Co-op back in black and reinvesting

THE Co-operative Group has announced stable revenues and a return to profit in its half year results but warned that increased investment and capital costs in the second half of the year will have an impact on full year profitability.
Turnover stood at £4.6bn (2014: £4.7bn), with underlying pre-tax profits of £64m (2014: £1m loss)  and statutory pre-tax profits of £36m (2014: £9m loss) for the 26 weeks to July 4, 2015.
The group’s core food convenience business saw like-for-like sales increase 3.3% and it opened 35 new convenience stores during the period.
Funeral volumes increased by 12%, driven by what is said was the busiest start to a year since 2008, with a higher than usual number of deaths. It also opened 10 new funeral homes.
Meanwhile, general insurance revenues reduced in line with expectations, it said.
Net debt has been reduced to £600m (£1.4bn this time last year) ahead of increased capital investment planned for the second half of the year – the target is to keep that figure below £900m.
But the group has warned that increasing levels of investment in the second half of 2015 – it will open another 60 new convenience stores and complete a further 150 store refurbishments – will result in lower profitability and increased debt.

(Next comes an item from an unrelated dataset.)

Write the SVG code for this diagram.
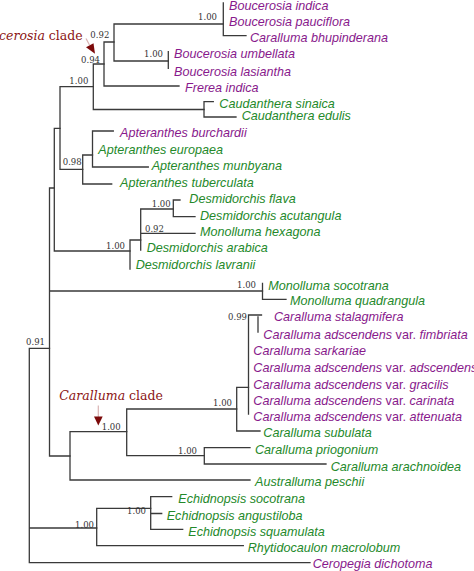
<svg xmlns="http://www.w3.org/2000/svg" width="474" height="571" viewBox="0 0 474 571">
<style>
.br{stroke:#3a3a3a;stroke-width:1.3;fill:none;stroke-linecap:square}
.tp{font-family:"Liberation Sans",Arial,sans-serif;font-style:italic;font-size:12.6px}
.pu{fill:#88198c}
.gr{fill:#24892a}
.nv{font-style:normal}
.sup{font-family:"DejaVu Serif",serif;font-size:8.5px;fill:#333}
.cl{font-family:"DejaVu Serif",serif;font-size:12.5px;fill:#8b1414}
.ar{fill:#7c0a0a}
.sh{stroke:#d9b3b3;stroke-width:1.2}
</style>
<rect width="474" height="571" fill="#fff"/>
<g id="connectors" class="br">
<path d="M29.3 348.3V562.7M29.3 348.3H49.5M29.3 528H96.7M29.3 562.7H310"/>
<path d="M49.5 188V456M49.5 188H54.3M49.5 291H262.5M49.5 456H70"/>
<path d="M54.3 128.3V251M54.3 128.3H60M54.3 251H130"/>
<path d="M60 86.7V169.3M60 86.7H93.3M60 169.3H82.7"/>
<path d="M93.3 64V109.5M93.3 64H104M93.3 109.5H204"/>
<path d="M104 42V86M104 42H114M104 86H179"/>
<path d="M114 24V61M114 24H223.3M114 61H168.3"/>
<path d="M223.3 3V35.7M223.3 35.7H246"/>
<path d="M168.3 51.7V68.3"/>
<path d="M204 101.7V117M204 101.7H213.3M204 117H236"/>
<path d="M82.7 155V184M82.7 184H111.7M82.7 155H92.5"/>
<path d="M92.5 131V167M92.5 131H113.3M92.5 167H148.3"/>
<path d="M130 240V269M130 240H140.7"/>
<path d="M140.7 209V250M140.7 209H173.3M140.7 233.3H195"/>
<path d="M173.3 200V216.7M173.3 200H180M173.3 216.7H195"/>
<path d="M262.5 283.3V299.3M262.5 299.3H286"/>
<path d="M70 431.7V480M70 431.7H126.7M70 480H250"/>
<path d="M126.7 409V455.7M126.7 409H236.7M126.7 455.7H204.3"/>
<path d="M204.3 447.7V464M204.3 447.7H250M204.3 464H326"/>
<path d="M236.7 387.3V431M236.7 387.3H248.5M236.7 431H260"/>
<path d="M248.5 315V414M248.5 315H261.5"/>
<path d="M258 317V332"/>
<path d="M96.7 508.3V545.7M96.7 508.3H150.7M96.7 545.7H243.3"/>
<path d="M150.7 496.7V529.3M150.7 496.7H171.7M150.7 513.5H161.7M150.7 529.3H182.7"/>
</g>
<g id="support">
<text class="sup" x="217" y="20.3" text-anchor="end">1.00</text>
<text class="sup" x="163" y="57" text-anchor="end">1.00</text>
<text class="sup" x="109.3" y="38" text-anchor="end">0.92</text>
<text class="sup" x="100" y="63" text-anchor="end">0.94</text>
<text class="sup" x="88.3" y="83.7" text-anchor="end">1.00</text>
<text class="sup" x="81.7" y="164.7" text-anchor="end">0.98</text>
<text class="sup" x="170.7" y="207" text-anchor="end">1.00</text>
<text class="sup" x="145" y="232.3">0.92</text>
<text class="sup" x="125" y="249" text-anchor="end">1.00</text>
<text class="sup" x="256" y="288" text-anchor="end">1.00</text>
<text class="sup" x="247" y="319.5" text-anchor="end">0.99</text>
<text class="sup" x="232" y="405.5" text-anchor="end">1.00</text>
<text class="sup" x="120.7" y="429.7" text-anchor="end">1.00</text>
<text class="sup" x="197" y="453.7" text-anchor="end">1.00</text>
<text class="sup" x="45" y="345.3" text-anchor="end">0.91</text>
<text class="sup" x="146" y="514" text-anchor="end">1.00</text>
<text class="sup" x="94" y="528" text-anchor="end">1.00</text>
</g>
<g id="clade-boucerosia">
<text class="cl" x="82.7" y="39.5" text-anchor="end"><tspan font-style="italic">Boucerosia</tspan> clade</text>
<line class="sh" x1="86" y1="38.5" x2="89.5" y2="45"/>
<polygon class="ar" points="86,47.3 93.5,43.3 95,53.8"/>
</g>
<g id="clade-caralluma">
<text class="cl" x="59.3" y="400.3"><tspan font-style="italic">Caralluma</tspan> clade</text>
<line class="sh" x1="98.3" y1="405.5" x2="98.3" y2="417"/>
<polygon class="ar" points="94,416.5 102.7,416.5 98.3,425.5"/>
</g>
<g id="t01"><text class="tp pu" x="229" y="9.5">Boucerosia indica</text></g>
<g id="t02"><text class="tp pu" x="229" y="26.2">Boucerosia pauciflora</text></g>
<g id="t03"><text class="tp pu" x="250" y="41.8">Caralluma bhupinderana</text></g>
<g id="t04"><text class="tp pu" x="174" y="57.8">Boucerosia umbellata</text></g>
<g id="t05"><text class="tp pu" x="174" y="75.5">Boucerosia lasiantha</text></g>
<g id="t06"><text class="tp pu" x="185" y="91.8">Frerea indica</text></g>
<g id="t07"><text class="tp gr" x="219.3" y="107.8">Caudanthera sinaica</text></g>
<g id="t08"><text class="tp gr" x="241.7" y="120.2">Caudanthera edulis</text></g>
<g id="t09"><text class="tp pu" x="120" y="136.8">Apteranthes burchardii</text></g>
<g id="t10"><text class="tp gr" x="98.3" y="153.5">Apteranthes europaea</text></g>
<g id="t11"><text class="tp gr" x="151.7" y="170.2">Apteranthes munbyana</text></g>
<g id="t12"><text class="tp gr" x="120" y="186.8">Apteranthes tuberculata</text></g>
<g id="t13"><text class="tp gr" x="189.3" y="202.8">Desmidorchis flava</text></g>
<g id="t14"><text class="tp gr" x="200" y="219.5">Desmidorchis acutangula</text></g>
<g id="t15"><text class="tp gr" x="200" y="236.2">Monolluma hexagona</text></g>
<g id="t16"><text class="tp gr" x="146.7" y="251.8">Desmidorchis arabica</text></g>
<g id="t17"><text class="tp gr" x="135.7" y="268.5">Desmidorchis lavranii</text></g>
<g id="t18"><text class="tp gr" x="268.3" y="289.5">Monolluma socotrana</text></g>
<g id="t19"><text class="tp gr" x="290" y="305.2">Monolluma quadrangula</text></g>
<g id="t20"><text class="tp pu" x="274" y="321.2">Caralluma stalagmifera</text></g>
<g id="t21"><text class="tp pu" x="263.3" y="338.5">Caralluma adscendens <tspan class="nv">var.</tspan> fimbriata</text></g>
<g id="t22"><text class="tp pu" x="253.3" y="355.2">Caralluma sarkariae</text></g>
<g id="t23"><text class="tp pu" x="253.3" y="371.8">Caralluma adscendens <tspan class="nv">var.</tspan> adscendens</text></g>
<g id="t24"><text class="tp pu" x="253.3" y="388.5">Caralluma adscendens <tspan class="nv">var.</tspan> gracilis</text></g>
<g id="t25"><text class="tp pu" x="253.3" y="404.5">Caralluma adscendens <tspan class="nv">var.</tspan> carinata</text></g>
<g id="t26"><text class="tp pu" x="253.3" y="420.5">Caralluma adscendens <tspan class="nv">var.</tspan> attenuata</text></g>
<g id="t27"><text class="tp gr" x="263.3" y="437.2">Caralluma subulata</text></g>
<g id="t28"><text class="tp gr" x="255" y="453.8">Caralluma priogonium</text></g>
<g id="t29"><text class="tp gr" x="330.7" y="470.5">Caralluma arachnoidea</text></g>
<g id="t30"><text class="tp gr" x="255" y="486.2">Australluma peschii</text></g>
<g id="t31"><text class="tp gr" x="178.3" y="502.8">Echidnopsis socotrana</text></g>
<g id="t32"><text class="tp gr" x="166.7" y="519.5">Echidnopsis angustiloba</text></g>
<g id="t33"><text class="tp gr" x="188.3" y="535.5">Echidnopsis squamulata</text></g>
<g id="t34"><text class="tp gr" x="247.7" y="552.2">Rhytidocaulon macrolobum</text></g>
<g id="t35"><text class="tp pu" x="312.7" y="567.8">Ceropegia dichotoma</text></g>
</svg>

It added that in its full-year results there will also be an absence of one-off disposal profits, as experienced in 2014. It does not expect to declare dividends until 2018 at the earliest.
Richard Pennycook, chief executive of The Co-operative Group, said: “We’ve made a good start on the three year journey to Rebuild The Co-operative Group. These early days are about fixing the basics – putting in place new leadership teams and providing the investment to deliver the strategies for our businesses. Our customers and members are beginning to see the difference.”